The problem states that Sonny substituted $$x=5$$ into the proportion $$\frac{16}{x} = \frac{48}{15}$$. After cross-multiplying, he found that $$240 = 240$$. We need to understand why this equality occurred and choose the correct explanation from the given options.

**step2** Defining Cross-Multiplication

Cross-multiplication is a method used to solve or verify proportions. For a proportion $$\frac{a}{b} = \frac{c}{d}$$, cross-multiplication means multiplying the numerator of the first fraction ($$a$$) by the denominator of the second fraction ($$d$$), and the denominator of the first fraction ($$b$$) by the numerator of the second fraction ($$c$$). The results of these multiplications are called "cross products". In a true proportion, the cross products are always equal ($$a \times d = b \times c$$).

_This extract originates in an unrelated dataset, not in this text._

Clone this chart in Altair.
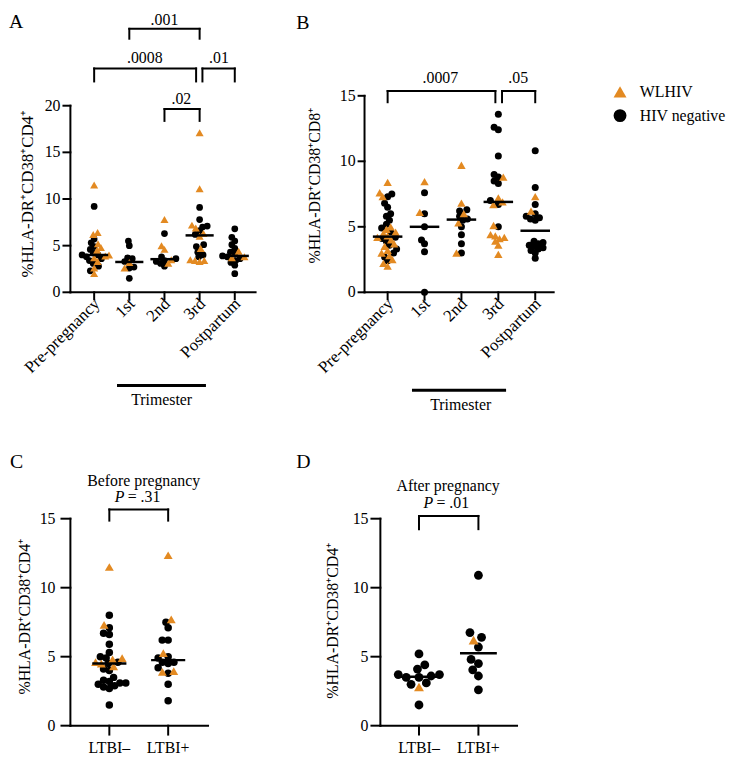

**step3** Applying Cross-Multiplication to the Problem

Given the proportion $$\frac{16}{x} = \frac{48}{15}$$, when Sonny substituted $$x=5$$, the proportion became $$\frac{16}{5} = \frac{48}{15}$$.
Cross-multiplying these values means:
$$16 \times 15$$ on one side.
$$5 \times 48$$ on the other side.
Let's calculate these products:
$$16 \times 15 = 240$$
$$5 \times 48 = 240$$
Indeed, $$240 = 240$$. This equality is a result of the cross products being equal.

**step4** Evaluating the Options

Let's examine the given options:
A. "because the cross sums of the proportion are equal" - This is incorrect. "Cross sums" is not a standard mathematical term related to proportions.
B. "because the cross differences of the proportion are equal" - This is incorrect. "Cross differences" is not a standard mathematical term related to proportions.
C. "because the cross products of the proportion are equal" - This is correct. As demonstrated in Step 3, the values obtained by cross-multiplying (16 * 15 and 5 * 48) are called cross products, and they are equal (240 = 240). This is a fundamental property of proportions.
D. "because the cross quotients of the proportion are equal" - This is incorrect. "Cross quotients" is not a standard mathematical term related to proportions.

**step5** Final Conclusion

The equality $$240=240$$ occurred because the cross products of the proportion $$\frac{16}{5} = \frac{48}{15}$$ are equal. This is a defining characteristic of a true proportion.